>>>>>

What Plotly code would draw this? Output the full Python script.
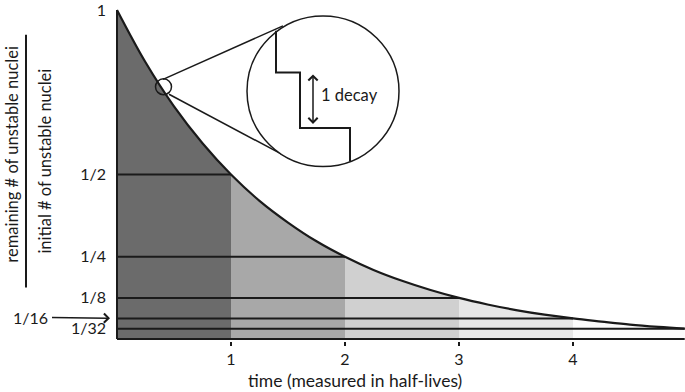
import plotly.graph_objects as go

# ---- data ----
time_hl = [0, 0.25, 0.5, 0.75, 1, 1.25, 1.5, 1.75, 2, 2.25, 2.5, 2.75, 3,
           3.25, 3.5, 3.75, 4, 4.25, 4.5, 4.75, 4.98]
remaining = [1.0, 0.841, 0.707, 0.595, 0.5, 0.420, 0.354, 0.297, 0.25, 0.210, 0.177,
             0.149, 0.125, 0.105, 0.088, 0.074, 0.0625, 0.053, 0.044, 0.037, 0.0317]
band_starts = [0, 1, 2, 3, 4]
band_colors = ["#6b6b6b", "#a8a8a8", "#d0d0d0", "#e7e7e7", "#fbfbfb"]
level_values = [1/2, 1/4, 1/8, 1/16, 1/32]
level_ends = [1, 2, 3, 4, 4.98]
ytick_vals = [1, 1/2, 1/4, 1/8, 1/32]
ytick_text = ["1", "1/2", "1/4", "1/8", "1/32"]
xtick_vals = [1, 2, 3, 4]

W, H = 685, 392
L, R, T, B = 115, 0, 5, 51
PW, PH = W - L - R, H - T - B
XU, X0 = 114.0, 117.0   # px per unit / px of x=0
YU, Y0 = 332.0, 339.0   # px per unit / px of y=0
xr = [(L - X0) / XU, (W - R - X0) / XU]
yr = [(Y0 - (H - B)) / YU, (Y0 - T) / YU]

def dx(px):
    return (px - X0) / XU

def dy(py):
    return (Y0 - py) / YU

def paper_x(px):
    return (px - L) / PW

def paper_y(py):
    return (H - B - py) / PH

FONT = "Lato"
INK = "#1a1a1a"

fig = go.Figure()

# shaded half-life bands under the curve
for k, col in zip(band_starts, band_colors):
    xs = [t for t in time_hl if k <= t <= k + 1]
    ys = [v for t, v in zip(time_hl, remaining) if k <= t <= k + 1]
    fig.add_trace(go.Scatter(x=xs, y=ys, mode="lines", fill="tozeroy",
                             fillcolor=col, line=dict(width=0, color=col, shape="spline"),
                             hoverinfo="skip", showlegend=False))

# horizontal level lines + baseline + left edge
hx, hy = [], []
for v, e in zip(level_values, level_ends):
    hx += [0, e, None]
    hy += [v, v, None]
hx += [0, level_ends[-1], None, 0, 0]
hy += [0, 0, None, 0, 1]
fig.add_trace(go.Scatter(x=hx, y=hy, mode="lines", line=dict(color=INK, width=2),
                         hoverinfo="skip", showlegend=False))

# decay curve
fig.add_trace(go.Scatter(x=time_hl, y=remaining, mode="lines",
                         line=dict(color=INK, width=2.2, shape="spline"),
                         hoverinfo="skip", showlegend=False))

# ---- magnifier ----
shapes = []
shapes.append(dict(type="circle", xref="x", yref="y",
                   x0=dx(155.5), x1=dx(171.5), y0=dy(92.5), y1=dy(76.5),
                   line=dict(color=INK, width=1.5)))
shapes.append(dict(type="line", xref="x", yref="y", x0=dx(163), y0=dy(77),
                   x1=dx(283), y1=dy(23), line=dict(color=INK, width=1.5)))
shapes.append(dict(type="line", xref="x", yref="y", x0=dx(169), y0=dy(92),
                   x1=dx(290), y1=dy(157), line=dict(color=INK, width=1.5)))
shapes.append(dict(type="circle", xref="x", yref="y",
                   x0=dx(247), x1=dx(399), y0=dy(165), y1=dy(13),
                   fillcolor="white", line=dict(color=INK, width=1.5)))
stair = [(276, 28), (276, 70), (300, 70), (300, 126), (350, 126), (350, 160)]
path = "M " + " L ".join(f"{dx(a):.4f},{dy(b):.4f}" for a, b in stair)
shapes.append(dict(type="path", xref="x", yref="y", path=path,
                   line=dict(color=INK, width=2)))
# fraction bar of y title
shapes.append(dict(type="line", xref="paper", yref="paper",
                   x0=paper_x(26), x1=paper_x(26), y0=paper_y(32), y1=paper_y(287),
                   line=dict(color=INK, width=2)))

annotations = []
annotations.append(dict(x=dx(313), y=dy(72), ax=0, ay=51, xref="x", yref="y",
                        text="", showarrow=True, arrowside="end+start",
                        arrowhead=4, startarrowhead=4, arrowsize=1.2, startarrowsize=1.2,
                        arrowwidth=1.5, arrowcolor=INK))
annotations.append(dict(x=paper_x(349.5), y=paper_y(93), xref="paper", yref="paper",
                        xanchor="center", yanchor="middle",
                        text="1 decay", showarrow=False,
                        font=dict(family=FONT, size=16.5, color=INK)))
# 1/16 label with arrow
annotations.append(dict(x=paper_x(110), y=paper_y(318), xref="paper", yref="paper",
                        text="1/16", showarrow=True, ax=-80, ay=-1, borderpad=4,
                        xanchor="center", yanchor="middle",
                        arrowhead=4, arrowsize=1.2, arrowwidth=1.5, arrowcolor=INK,
                        font=dict(family=FONT, size=16, color=INK)))
# y title
annotations.append(dict(x=paper_x(12), y=paper_y(153), xref="paper", yref="paper",
                        xanchor="center", yanchor="middle",
                        text="remaining # of unstable nuclei", textangle=-90,
                        showarrow=False, font=dict(family=FONT, size=16.5, color=INK)))
annotations.append(dict(x=paper_x(45), y=paper_y(160), xref="paper", yref="paper",
                        xanchor="center", yanchor="middle",
                        text="initial # of unstable nuclei", textangle=-90,
                        showarrow=False, font=dict(family=FONT, size=16.5, color=INK)))
# x title
annotations.append(dict(x=paper_x(355), y=paper_y(381), xref="paper", yref="paper",
                        xanchor="center", yanchor="middle",
                        text="time (measured in half-lives)",
                        showarrow=False, font=dict(family=FONT, size=17.5, color=INK)))

fig.update_layout(
    width=W, height=H,
    margin=dict(l=L, r=R, t=T, b=B),
    paper_bgcolor="white", plot_bgcolor="white",
    shapes=shapes, annotations=annotations,
    xaxis=dict(range=xr, showgrid=False, zeroline=False, showline=False,
               tickmode="array", tickvals=xtick_vals,
               ticks="outside", ticklen=4, tickwidth=1.5, tickcolor=INK,
               tickfont=dict(family=FONT, size=16, color=INK)),
    yaxis=dict(range=yr, showgrid=False, zeroline=False, showline=False,
               tickmode="array", tickvals=ytick_vals, ticktext=ytick_text,
               ticks="", ticklabelstandoff=8, ticklabeloverflow="allow",
               tickfont=dict(family=FONT, size=16, color=INK)),
)

fig.write_html("out.html", config={"displayModeBar": False},
               post_script="document.body.style.margin='0';document.body.style.padding='0';")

<<<<<

Exercise aim: Every line of the data should be copied as it stands, without the images.

Solved problem:
What Plotly code would draw this? Output the full Python script.
import plotly.graph_objects as go

# ---- data ----
time_hl = [0, 0.25, 0.5, 0.75, 1, 1.25, 1.5, 1.75, 2, 2.25, 2.5, 2.75, 3,
           3.25, 3.5, 3.75, 4, 4.25, 4.5, 4.75, 4.98]
remaining = [1.0, 0.841, 0.707, 0.595, 0.5, 0.420, 0.354, 0.297, 0.25, 0.210, 0.177,
             0.149, 0.125, 0.105, 0.088, 0.074, 0.0625, 0.053, 0.044, 0.037, 0.0317]
band_starts = [0, 1, 2, 3, 4]
band_colors = ["#6b6b6b", "#a8a8a8", "#d0d0d0", "#e7e7e7", "#fbfbfb"]
level_values = [1/2, 1/4, 1/8, 1/16, 1/32]
level_ends = [1, 2, 3, 4, 4.98]
ytick_vals = [1, 1/2, 1/4, 1/8, 1/32]
ytick_text = ["1", "1/2", "1/4", "1/8", "1/32"]
xtick_vals = [1, 2, 3, 4]

W, H = 685, 392
L, R, T, B = 115, 0, 5, 51
PW, PH = W - L - R, H - T - B
XU, X0 = 114.0, 117.0   # px per unit / px of x=0
YU, Y0 = 332.0, 339.0   # px per unit / px of y=0
xr = [(L - X0) / XU, (W - R - X0) / XU]
yr = [(Y0 - (H - B)) / YU, (Y0 - T) / YU]

def dx(px):
    return (px - X0) / XU

def dy(py):
    return (Y0 - py) / YU

def paper_x(px):
    return (px - L) / PW

def paper_y(py):
    return (H - B - py) / PH

FONT = "Lato"
INK = "#1a1a1a"

fig = go.Figure()

# shaded half-life bands under the curve
for k, col in zip(band_starts, band_colors):
    xs = [t for t in time_hl if k <= t <= k + 1]
    ys = [v for t, v in zip(time_hl, remaining) if k <= t <= k + 1]
    fig.add_trace(go.Scatter(x=xs, y=ys, mode="lines", fill="tozeroy",
                             fillcolor=col, line=dict(width=0, color=col, shape="spline"),
                             hoverinfo="skip", showlegend=False))

# horizontal level lines + baseline + left edge
hx, hy = [], []
for v, e in zip(level_values, level_ends):
    hx += [0, e, None]
    hy += [v, v, None]
hx += [0, level_ends[-1], None, 0, 0]
hy += [0, 0, None, 0, 1]
fig.add_trace(go.Scatter(x=hx, y=hy, mode="lines", line=dict(color=INK, width=2),
                         hoverinfo="skip", showlegend=False))

# decay curve
fig.add_trace(go.Scatter(x=time_hl, y=remaining, mode="lines",
                         line=dict(color=INK, width=2.2, shape="spline"),
                         hoverinfo="skip", showlegend=False))

# ---- magnifier ----
shapes = []
shapes.append(dict(type="circle", xref="x", yref="y",
                   x0=dx(155.5), x1=dx(171.5), y0=dy(92.5), y1=dy(76.5),
                   line=dict(color=INK, width=1.5)))
shapes.append(dict(type="line", xref="x", yref="y", x0=dx(163), y0=dy(77),
                   x1=dx(283), y1=dy(23), line=dict(color=INK, width=1.5)))
shapes.append(dict(type="line", xref="x", yref="y", x0=dx(169), y0=dy(92),
                   x1=dx(290), y1=dy(157), line=dict(color=INK, width=1.5)))
shapes.append(dict(type="circle", xref="x", yref="y",
                   x0=dx(247), x1=dx(399), y0=dy(165), y1=dy(13),
                   fillcolor="white", line=dict(color=INK, width=1.5)))
stair = [(276, 28), (276, 70), (300, 70), (300, 126), (350, 126), (350, 160)]
path = "M " + " L ".join(f"{dx(a):.4f},{dy(b):.4f}" for a, b in stair)
shapes.append(dict(type="path", xref="x", yref="y", path=path,
                   line=dict(color=INK, width=2)))
# fraction bar of y title
shapes.append(dict(type="line", xref="paper", yref="paper",
                   x0=paper_x(26), x1=paper_x(26), y0=paper_y(32), y1=paper_y(287),
                   line=dict(color=INK, width=2)))

annotations = []
annotations.append(dict(x=dx(313), y=dy(72), ax=0, ay=51, xref="x", yref="y",
                        text="", showarrow=True, arrowside="end+start",
                        arrowhead=4, startarrowhead=4, arrowsize=1.2, startarrowsize=1.2,
                        arrowwidth=1.5, arrowcolor=INK))
annotations.append(dict(x=paper_x(349.5), y=paper_y(93), xref="paper", yref="paper",
                        xanchor="center", yanchor="middle",
                        text="1 decay", showarrow=False,
                        font=dict(family=FONT, size=16.5, color=INK)))
# 1/16 label with arrow
annotations.append(dict(x=paper_x(110), y=paper_y(318), xref="paper", yref="paper",
                        text="1/16", showarrow=True, ax=-80, ay=-1, borderpad=4,
                        xanchor="center", yanchor="middle",
                        arrowhead=4, arrowsize=1.2, arrowwidth=1.5, arrowcolor=INK,
                        font=dict(family=FONT, size=16, color=INK)))
# y title
annotations.append(dict(x=paper_x(12), y=paper_y(153), xref="paper", yref="paper",
                        xanchor="center", yanchor="middle",
                        text="remaining # of unstable nuclei", textangle=-90,
                        showarrow=False, font=dict(family=FONT, size=16.5, color=INK)))
annotations.append(dict(x=paper_x(45), y=paper_y(160), xref="paper", yref="paper",
                        xanchor="center", yanchor="middle",
                        text="initial # of unstable nuclei", textangle=-90,
                        showarrow=False, font=dict(family=FONT, size=16.5, color=INK)))
# x title
annotations.append(dict(x=paper_x(355), y=paper_y(381), xref="paper", yref="paper",
                        xanchor="center", yanchor="middle",
                        text="time (measured in half-lives)",
                        showarrow=False, font=dict(family=FONT, size=17.5, color=INK)))

fig.update_layout(
    width=W, height=H,
    margin=dict(l=L, r=R, t=T, b=B),
    paper_bgcolor="white", plot_bgcolor="white",
    shapes=shapes, annotations=annotations,
    xaxis=dict(range=xr, showgrid=False, zeroline=False, showline=False,
               tickmode="array", tickvals=xtick_vals,
               ticks="outside", ticklen=4, tickwidth=1.5, tickcolor=INK,
               tickfont=dict(family=FONT, size=16, color=INK)),
    yaxis=dict(range=yr, showgrid=False, zeroline=False, showline=False,
               tickmode="array", tickvals=ytick_vals, ticktext=ytick_text,
               ticks="", ticklabelstandoff=8, ticklabeloverflow="allow",
               tickfont=dict(family=FONT, size=16, color=INK)),
)

fig.write_html("out.html", config={"displayModeBar": False},
               post_script="document.body.style.margin='0';document.body.style.padding='0';")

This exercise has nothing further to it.